The pool can be used at any point after the application has started, and can be used from any process. Note that there is no limit to the amount of “jobs” that can be sent to the pool at the same time.

The main function of charm.pool is currently parallel map. The syntax is:

  • charm.pool.map(function, iterable, ncores=-1, chunksize=1, allow_nested=False)

    This is a parallel equivalent of the map function, which applies function to every item of iterable, returning the results. It divides the iterable into a number of chunks, based on the chunksize parameter, and submits them to the process pool, each as a separate task. This method blocks the calling thread until the result arrives.

    The parameter ncores limits the job to use a specified number of cores. If this value is negative, the pool will use all available cores (note that the total number of available cores is determined at application launch).

    Use allow_nested=True if you want tasks to be able to spawn other parallel work (for example, tasks that themselves call charm.pool).

  • charm.pool.map_async(function, iterable, ncores=-1, chunksize=1, allow_nested=False)

    This is the same as the previous method but immediately returns a future, which can be queried asynchronously (see Futures for more information).


from charm4py import charm

def square(x):
    return x**2

def main(args):
    result = charm.pool.map(square, range(10), chunksize=2)
    print(result)  # prints [0, 1, 4, 9, 16, 25, 36, 49, 64, 81]

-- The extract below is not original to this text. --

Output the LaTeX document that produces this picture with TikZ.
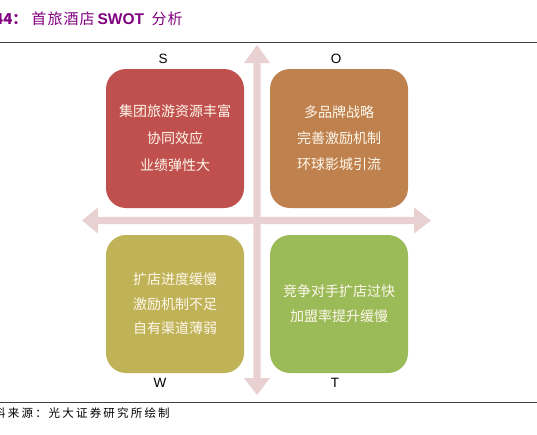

Note that due to communication and other overheads, grouping items into chunks (with chunksize) is necessary for best efficiency when the duration of tasks is very small (e.g. less than one millisecond). How small a task size (aka grain size) the pool can efficiently support depends on the actual overhead, which depends on communication performance (network speed, communication layer used -TCP, MPI, etc-, number of hosts…). The chunksize parameter can be used to automatically increase the grainsize.

from charm4py import charm

# Recursive Parallel Fibonacci

def fib(n):
    if n < 2:
        return n
    return sum(charm.pool.map(fib, [n-1, n-2], allow_nested=True))

def main(args):
    print('fibonacci(13)=', fib(13))